Погода очень похолодала, сегодня, хотя и светило солнце, но было очень свежо, настоящая осенняя погода. Мне в такую погоду почему-то всегда хочется в деревню, и всегда мне в эти дни вспоминается, как осенью я ходила в школу, когда еще жила в Рязанской губернии. Всегда мне представляется один день, такой же солнечный и свежий, как сегодня. Я возвращаюсь из школы и спешу домой. На огородах копают картошку, воздух чист и как будто очень прозрачен, не такой, как бывает летом. Деревья еще зелены, но уже кое-где проглядывает желтый лист. Мне нравятся такие первые осенние дни, они вызывают во мне какое-то особенное чувство легкости и тихой грусти. Чувствуешь, что день этот прекрасен, но в то же время сознаешь, что этим днем заканчивается весна, знойное, полное жизни лето и с этого дня начинается умирание природы, охлаждение, наступление мертвой части года. За все семнадцать лет своей жизни я никогда не жалела о лете, больше любила зиму. Но в этот год еще в самом начале весны я почему-то сразу почувствовала всю прелесть, всю живительную силу весны и почему-то стала с нетерпением ждать лета. У меня как будто первый раз в жизни открылись глаза, и я увидела, до чего прекрасна оживающая природа, до чего приятно чувствовать на себе горячие лучи солнца, глядеть в голубое небо и видеть вокруг себя, как оживают целые мириады организмов. В этот год я полюбила лето. Но нельзя сказать, что раньше я равнодушно относилась к природе. Нет, я всегда любила природу, подолгу любовалась ею, чувствовала себя всегда вблизи природы особенно хорошо и легко. Но у меня не было тогда особенного чувства сожаления о лете и нежелания зимы. Мне было все равно, мне надоедало лето, и я с нетерпением ждала зимы. Может быть, это было оттого, что раньше я лето проводила в городе и среди душной атмосферы города я не могла особенно радоваться лету и постоянно желала зимы.

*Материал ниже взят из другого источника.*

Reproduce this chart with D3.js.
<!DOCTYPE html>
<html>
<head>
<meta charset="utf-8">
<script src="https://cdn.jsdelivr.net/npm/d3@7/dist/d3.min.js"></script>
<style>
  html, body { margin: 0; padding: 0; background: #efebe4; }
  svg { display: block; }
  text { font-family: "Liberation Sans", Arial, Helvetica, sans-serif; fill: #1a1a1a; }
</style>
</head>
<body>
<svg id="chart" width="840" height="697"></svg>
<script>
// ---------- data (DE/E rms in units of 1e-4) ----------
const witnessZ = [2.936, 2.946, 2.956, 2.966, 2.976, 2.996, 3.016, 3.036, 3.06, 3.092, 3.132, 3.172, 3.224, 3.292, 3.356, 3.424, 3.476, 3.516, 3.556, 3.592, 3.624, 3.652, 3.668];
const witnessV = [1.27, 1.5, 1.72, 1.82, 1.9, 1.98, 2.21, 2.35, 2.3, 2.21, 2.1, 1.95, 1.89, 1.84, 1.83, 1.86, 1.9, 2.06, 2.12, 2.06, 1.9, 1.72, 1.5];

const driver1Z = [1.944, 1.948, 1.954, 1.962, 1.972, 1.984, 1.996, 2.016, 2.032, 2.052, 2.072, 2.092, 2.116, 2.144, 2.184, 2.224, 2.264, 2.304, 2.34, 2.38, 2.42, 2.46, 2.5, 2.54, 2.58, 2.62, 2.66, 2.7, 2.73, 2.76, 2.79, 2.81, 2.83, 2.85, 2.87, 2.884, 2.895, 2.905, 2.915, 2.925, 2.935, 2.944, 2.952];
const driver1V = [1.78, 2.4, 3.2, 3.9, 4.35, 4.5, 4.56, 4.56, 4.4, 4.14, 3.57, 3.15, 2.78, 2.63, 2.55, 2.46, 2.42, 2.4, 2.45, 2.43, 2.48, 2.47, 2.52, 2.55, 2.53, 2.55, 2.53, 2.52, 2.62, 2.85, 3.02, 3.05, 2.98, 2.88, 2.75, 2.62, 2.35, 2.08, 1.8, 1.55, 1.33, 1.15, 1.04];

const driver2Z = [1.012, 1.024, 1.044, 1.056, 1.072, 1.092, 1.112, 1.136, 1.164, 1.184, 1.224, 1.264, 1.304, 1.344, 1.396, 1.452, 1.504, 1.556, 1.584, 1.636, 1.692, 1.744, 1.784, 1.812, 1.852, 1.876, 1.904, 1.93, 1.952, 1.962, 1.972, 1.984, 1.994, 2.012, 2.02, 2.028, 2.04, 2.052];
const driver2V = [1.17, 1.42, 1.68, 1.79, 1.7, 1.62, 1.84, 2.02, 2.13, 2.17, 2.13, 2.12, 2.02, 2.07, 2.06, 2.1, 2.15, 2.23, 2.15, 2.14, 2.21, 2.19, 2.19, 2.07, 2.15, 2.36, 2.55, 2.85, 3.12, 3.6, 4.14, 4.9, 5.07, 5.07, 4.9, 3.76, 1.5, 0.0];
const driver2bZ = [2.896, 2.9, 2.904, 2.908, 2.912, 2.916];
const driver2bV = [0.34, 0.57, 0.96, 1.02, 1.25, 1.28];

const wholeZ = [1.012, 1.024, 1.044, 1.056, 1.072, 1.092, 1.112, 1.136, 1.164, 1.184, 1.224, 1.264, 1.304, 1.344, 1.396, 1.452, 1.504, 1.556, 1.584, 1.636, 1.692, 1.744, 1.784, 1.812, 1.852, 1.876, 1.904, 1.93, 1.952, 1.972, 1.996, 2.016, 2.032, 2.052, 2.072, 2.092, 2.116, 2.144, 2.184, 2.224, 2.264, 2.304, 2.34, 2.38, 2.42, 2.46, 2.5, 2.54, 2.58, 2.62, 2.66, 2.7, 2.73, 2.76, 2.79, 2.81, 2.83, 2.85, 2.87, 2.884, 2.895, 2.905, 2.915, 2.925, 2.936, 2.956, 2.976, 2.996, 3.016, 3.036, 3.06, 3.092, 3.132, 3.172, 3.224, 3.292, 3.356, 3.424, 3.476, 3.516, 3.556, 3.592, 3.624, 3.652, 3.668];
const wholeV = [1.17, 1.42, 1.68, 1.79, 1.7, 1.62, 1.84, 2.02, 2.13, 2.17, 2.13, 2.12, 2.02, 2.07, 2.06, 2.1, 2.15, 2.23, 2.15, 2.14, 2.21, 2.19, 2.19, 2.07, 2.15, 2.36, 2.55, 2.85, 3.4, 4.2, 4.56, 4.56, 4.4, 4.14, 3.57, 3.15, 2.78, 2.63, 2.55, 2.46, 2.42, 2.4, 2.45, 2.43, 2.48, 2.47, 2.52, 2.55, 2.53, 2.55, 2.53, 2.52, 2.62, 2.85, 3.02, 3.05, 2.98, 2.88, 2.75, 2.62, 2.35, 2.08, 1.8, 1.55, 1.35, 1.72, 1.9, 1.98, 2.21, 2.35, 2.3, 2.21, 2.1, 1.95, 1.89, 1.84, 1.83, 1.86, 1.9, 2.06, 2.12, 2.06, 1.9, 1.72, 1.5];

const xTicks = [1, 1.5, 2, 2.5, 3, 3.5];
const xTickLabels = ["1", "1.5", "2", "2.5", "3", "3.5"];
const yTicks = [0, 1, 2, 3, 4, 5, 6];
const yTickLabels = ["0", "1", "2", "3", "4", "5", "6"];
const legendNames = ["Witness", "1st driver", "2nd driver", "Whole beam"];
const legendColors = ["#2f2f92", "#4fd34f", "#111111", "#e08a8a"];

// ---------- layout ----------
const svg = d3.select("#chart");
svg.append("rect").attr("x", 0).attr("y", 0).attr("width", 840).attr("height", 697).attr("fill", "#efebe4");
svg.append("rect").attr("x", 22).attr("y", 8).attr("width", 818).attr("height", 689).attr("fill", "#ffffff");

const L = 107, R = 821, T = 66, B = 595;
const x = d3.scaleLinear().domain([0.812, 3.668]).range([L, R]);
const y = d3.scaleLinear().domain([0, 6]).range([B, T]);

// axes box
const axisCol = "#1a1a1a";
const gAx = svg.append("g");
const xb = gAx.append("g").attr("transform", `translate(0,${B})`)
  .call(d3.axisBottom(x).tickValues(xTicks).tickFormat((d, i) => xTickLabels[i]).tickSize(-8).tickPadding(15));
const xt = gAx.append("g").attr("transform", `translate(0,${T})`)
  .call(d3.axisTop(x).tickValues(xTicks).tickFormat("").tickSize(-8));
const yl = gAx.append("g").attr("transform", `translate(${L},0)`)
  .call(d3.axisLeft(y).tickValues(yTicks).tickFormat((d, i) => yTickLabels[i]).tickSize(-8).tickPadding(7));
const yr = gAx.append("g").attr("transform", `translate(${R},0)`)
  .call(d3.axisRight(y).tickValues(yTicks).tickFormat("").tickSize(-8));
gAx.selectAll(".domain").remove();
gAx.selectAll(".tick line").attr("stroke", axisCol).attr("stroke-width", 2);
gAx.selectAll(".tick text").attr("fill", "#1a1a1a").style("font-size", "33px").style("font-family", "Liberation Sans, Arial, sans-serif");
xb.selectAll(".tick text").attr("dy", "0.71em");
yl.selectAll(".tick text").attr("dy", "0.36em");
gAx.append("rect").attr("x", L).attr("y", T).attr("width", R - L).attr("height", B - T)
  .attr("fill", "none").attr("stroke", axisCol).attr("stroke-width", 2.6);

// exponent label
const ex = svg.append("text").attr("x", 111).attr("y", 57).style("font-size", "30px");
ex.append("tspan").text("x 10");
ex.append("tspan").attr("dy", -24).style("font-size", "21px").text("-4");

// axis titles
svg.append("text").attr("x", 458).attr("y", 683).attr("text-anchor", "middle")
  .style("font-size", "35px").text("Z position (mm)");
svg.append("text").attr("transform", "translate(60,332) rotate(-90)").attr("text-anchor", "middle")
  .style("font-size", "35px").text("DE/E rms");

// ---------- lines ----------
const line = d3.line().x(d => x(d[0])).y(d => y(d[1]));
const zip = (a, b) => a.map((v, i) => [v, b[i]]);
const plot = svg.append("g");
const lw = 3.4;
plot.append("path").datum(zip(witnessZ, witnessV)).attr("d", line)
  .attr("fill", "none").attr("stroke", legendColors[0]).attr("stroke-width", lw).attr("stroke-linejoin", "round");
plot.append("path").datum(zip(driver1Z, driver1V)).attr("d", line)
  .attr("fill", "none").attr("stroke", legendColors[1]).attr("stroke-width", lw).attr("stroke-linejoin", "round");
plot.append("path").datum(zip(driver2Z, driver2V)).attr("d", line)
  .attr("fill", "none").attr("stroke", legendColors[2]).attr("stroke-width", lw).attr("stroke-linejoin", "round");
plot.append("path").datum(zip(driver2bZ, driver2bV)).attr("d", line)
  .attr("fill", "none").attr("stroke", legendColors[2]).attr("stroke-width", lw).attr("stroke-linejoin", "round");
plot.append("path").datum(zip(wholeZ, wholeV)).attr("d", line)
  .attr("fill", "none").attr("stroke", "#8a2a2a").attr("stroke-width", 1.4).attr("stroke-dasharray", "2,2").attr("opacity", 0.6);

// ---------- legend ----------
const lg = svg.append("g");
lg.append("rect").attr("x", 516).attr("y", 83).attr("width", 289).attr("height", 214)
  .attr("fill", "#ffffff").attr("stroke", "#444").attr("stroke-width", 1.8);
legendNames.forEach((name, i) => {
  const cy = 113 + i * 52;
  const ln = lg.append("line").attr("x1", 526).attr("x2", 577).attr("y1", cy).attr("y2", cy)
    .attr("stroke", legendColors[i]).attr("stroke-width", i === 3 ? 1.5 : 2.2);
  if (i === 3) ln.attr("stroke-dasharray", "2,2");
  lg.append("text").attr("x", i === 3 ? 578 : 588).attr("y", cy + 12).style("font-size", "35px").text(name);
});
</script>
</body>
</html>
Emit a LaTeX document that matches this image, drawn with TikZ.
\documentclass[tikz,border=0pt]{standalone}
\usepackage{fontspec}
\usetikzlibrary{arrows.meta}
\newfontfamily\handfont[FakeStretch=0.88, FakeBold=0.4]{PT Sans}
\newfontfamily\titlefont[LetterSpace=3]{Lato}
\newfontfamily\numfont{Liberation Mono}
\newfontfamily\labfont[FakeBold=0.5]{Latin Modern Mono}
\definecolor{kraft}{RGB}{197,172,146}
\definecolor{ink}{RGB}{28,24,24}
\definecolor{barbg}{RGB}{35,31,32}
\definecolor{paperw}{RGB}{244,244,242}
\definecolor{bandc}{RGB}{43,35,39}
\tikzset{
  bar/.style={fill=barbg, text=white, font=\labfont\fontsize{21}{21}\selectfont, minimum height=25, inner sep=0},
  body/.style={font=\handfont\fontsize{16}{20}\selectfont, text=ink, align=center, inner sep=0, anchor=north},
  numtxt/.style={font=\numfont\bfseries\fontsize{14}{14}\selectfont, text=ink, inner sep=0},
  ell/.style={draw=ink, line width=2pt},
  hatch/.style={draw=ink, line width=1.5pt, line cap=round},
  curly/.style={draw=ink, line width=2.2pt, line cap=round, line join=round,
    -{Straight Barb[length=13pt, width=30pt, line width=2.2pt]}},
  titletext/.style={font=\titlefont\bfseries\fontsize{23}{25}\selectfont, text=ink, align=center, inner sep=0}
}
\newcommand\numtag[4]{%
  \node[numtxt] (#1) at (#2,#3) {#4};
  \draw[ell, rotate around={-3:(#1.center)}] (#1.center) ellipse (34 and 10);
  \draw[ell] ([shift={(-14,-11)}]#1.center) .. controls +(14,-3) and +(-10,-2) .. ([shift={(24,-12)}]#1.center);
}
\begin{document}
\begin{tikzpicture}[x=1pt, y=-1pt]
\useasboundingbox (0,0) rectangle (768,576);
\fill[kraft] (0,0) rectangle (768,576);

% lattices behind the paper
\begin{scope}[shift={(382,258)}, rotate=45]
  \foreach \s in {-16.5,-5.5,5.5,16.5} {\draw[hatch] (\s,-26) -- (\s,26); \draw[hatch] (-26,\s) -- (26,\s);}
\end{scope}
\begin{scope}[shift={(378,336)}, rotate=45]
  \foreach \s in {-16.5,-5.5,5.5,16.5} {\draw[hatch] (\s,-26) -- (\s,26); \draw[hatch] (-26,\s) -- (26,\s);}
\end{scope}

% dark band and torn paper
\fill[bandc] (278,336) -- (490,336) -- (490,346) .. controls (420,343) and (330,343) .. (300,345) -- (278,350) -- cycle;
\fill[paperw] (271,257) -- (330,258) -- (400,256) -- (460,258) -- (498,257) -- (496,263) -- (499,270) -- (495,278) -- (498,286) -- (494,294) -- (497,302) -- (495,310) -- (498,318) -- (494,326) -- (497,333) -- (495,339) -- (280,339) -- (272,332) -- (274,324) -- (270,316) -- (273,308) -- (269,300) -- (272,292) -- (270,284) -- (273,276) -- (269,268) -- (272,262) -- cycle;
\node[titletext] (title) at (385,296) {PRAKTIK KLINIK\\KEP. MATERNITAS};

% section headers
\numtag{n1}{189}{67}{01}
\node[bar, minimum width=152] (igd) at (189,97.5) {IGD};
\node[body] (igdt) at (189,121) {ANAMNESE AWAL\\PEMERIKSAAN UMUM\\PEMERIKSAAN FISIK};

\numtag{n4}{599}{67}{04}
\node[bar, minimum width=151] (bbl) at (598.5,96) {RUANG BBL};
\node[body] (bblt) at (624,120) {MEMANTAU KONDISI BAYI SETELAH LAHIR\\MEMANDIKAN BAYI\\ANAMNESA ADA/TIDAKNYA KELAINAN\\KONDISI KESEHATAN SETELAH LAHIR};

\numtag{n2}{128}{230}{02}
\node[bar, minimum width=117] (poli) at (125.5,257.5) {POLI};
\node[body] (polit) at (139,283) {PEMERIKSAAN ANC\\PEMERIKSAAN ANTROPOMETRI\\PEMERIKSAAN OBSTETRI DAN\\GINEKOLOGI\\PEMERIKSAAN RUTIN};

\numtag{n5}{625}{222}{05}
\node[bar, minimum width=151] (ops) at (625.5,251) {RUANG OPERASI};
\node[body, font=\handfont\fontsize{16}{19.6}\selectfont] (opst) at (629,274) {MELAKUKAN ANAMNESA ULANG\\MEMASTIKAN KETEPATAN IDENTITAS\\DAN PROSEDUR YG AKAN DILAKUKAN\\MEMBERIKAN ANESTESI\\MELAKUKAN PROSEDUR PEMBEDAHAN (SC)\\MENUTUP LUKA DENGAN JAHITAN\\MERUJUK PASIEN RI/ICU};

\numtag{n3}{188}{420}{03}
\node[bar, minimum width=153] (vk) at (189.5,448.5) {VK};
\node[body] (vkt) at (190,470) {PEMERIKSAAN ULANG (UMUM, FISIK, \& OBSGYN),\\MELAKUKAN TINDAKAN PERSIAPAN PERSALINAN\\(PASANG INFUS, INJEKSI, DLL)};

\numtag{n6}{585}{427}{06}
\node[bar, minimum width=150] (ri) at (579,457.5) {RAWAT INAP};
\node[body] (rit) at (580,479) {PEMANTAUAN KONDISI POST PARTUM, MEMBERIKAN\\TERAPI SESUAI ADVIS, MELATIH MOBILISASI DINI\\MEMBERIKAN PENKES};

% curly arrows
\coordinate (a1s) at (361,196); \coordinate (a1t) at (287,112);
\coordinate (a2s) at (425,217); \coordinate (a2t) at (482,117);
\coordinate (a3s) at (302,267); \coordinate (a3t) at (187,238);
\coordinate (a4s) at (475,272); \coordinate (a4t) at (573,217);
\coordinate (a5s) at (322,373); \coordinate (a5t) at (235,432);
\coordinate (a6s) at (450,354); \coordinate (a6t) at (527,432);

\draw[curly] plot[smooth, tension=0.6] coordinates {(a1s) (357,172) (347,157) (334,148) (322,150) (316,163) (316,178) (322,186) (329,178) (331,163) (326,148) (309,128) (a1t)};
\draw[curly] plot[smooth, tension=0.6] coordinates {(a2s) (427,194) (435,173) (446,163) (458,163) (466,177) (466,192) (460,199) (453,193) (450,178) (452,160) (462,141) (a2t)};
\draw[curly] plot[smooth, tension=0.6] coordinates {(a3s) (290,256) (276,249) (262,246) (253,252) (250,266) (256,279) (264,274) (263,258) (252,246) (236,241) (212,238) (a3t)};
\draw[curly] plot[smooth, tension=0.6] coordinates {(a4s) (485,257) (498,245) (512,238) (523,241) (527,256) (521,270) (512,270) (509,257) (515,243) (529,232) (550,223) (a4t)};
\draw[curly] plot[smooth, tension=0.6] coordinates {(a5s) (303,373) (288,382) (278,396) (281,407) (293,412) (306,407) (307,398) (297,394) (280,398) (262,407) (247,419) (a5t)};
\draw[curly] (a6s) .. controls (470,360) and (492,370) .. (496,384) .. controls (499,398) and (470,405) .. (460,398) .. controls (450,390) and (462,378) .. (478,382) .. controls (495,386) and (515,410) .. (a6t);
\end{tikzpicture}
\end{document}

Но теперь мне жаль уходящего лета. Как-то странно думать, что не будет зелени, а будет один снежный холодный покров.
А как хорошо летом! Сейчас мне вспоминаются мои прогулки в поле в жаркие летние дни. Солнце горячее-прегорячее на чистом голубом небе. Я иду по меже, а по бокам поляны ржи, уже пожелтевшей. Впереди тоже рожь, и так как я иду по горе, то мне видно, как беспредельное поле ржи волнуется под легким ветром, и кажется, что это бегут волны какой-то бурно вспенившейся реки. Я выхожу с межи на дорогу и, раскинув горизонтально руки, пускаюсь бегом по дороге, а сама беспричинно захлебываюсь от какой-то радости. Ветер треплет волосы, от жары все лицо в поту, и сердце от сильного бега так и хочет выпрыгнуть из груди. Я добегаю до пустующей поляны, заросшей цветами, и останавливаюсь. С наслаждением тяну в себя ароматный воздух и любуюсь прекрасной картиной, открывшейся перед моими глазами. Кругом меня море ржи, вдали видна еловая рощица, а дальше – деревня, заросшая деревьями. Кругом тихо. Только в траве трещит кузнечик да где-то высоко в голубом небе заливается громко жаворонок. Я внимательно слушаю жаворонка и стараюсь понять, о чем он так звонко поет. Радуется ли он прекрасному дню или же он таким образом разговаривает со своими друзьями-жаворонками. Я заслушиваюсь жаворонка, и в этот момент мне кажется, что все в мире так хорошо, так полно счастья. Природа так прекрасна, что одно ее созерцание может дать человеку мгновения счастья.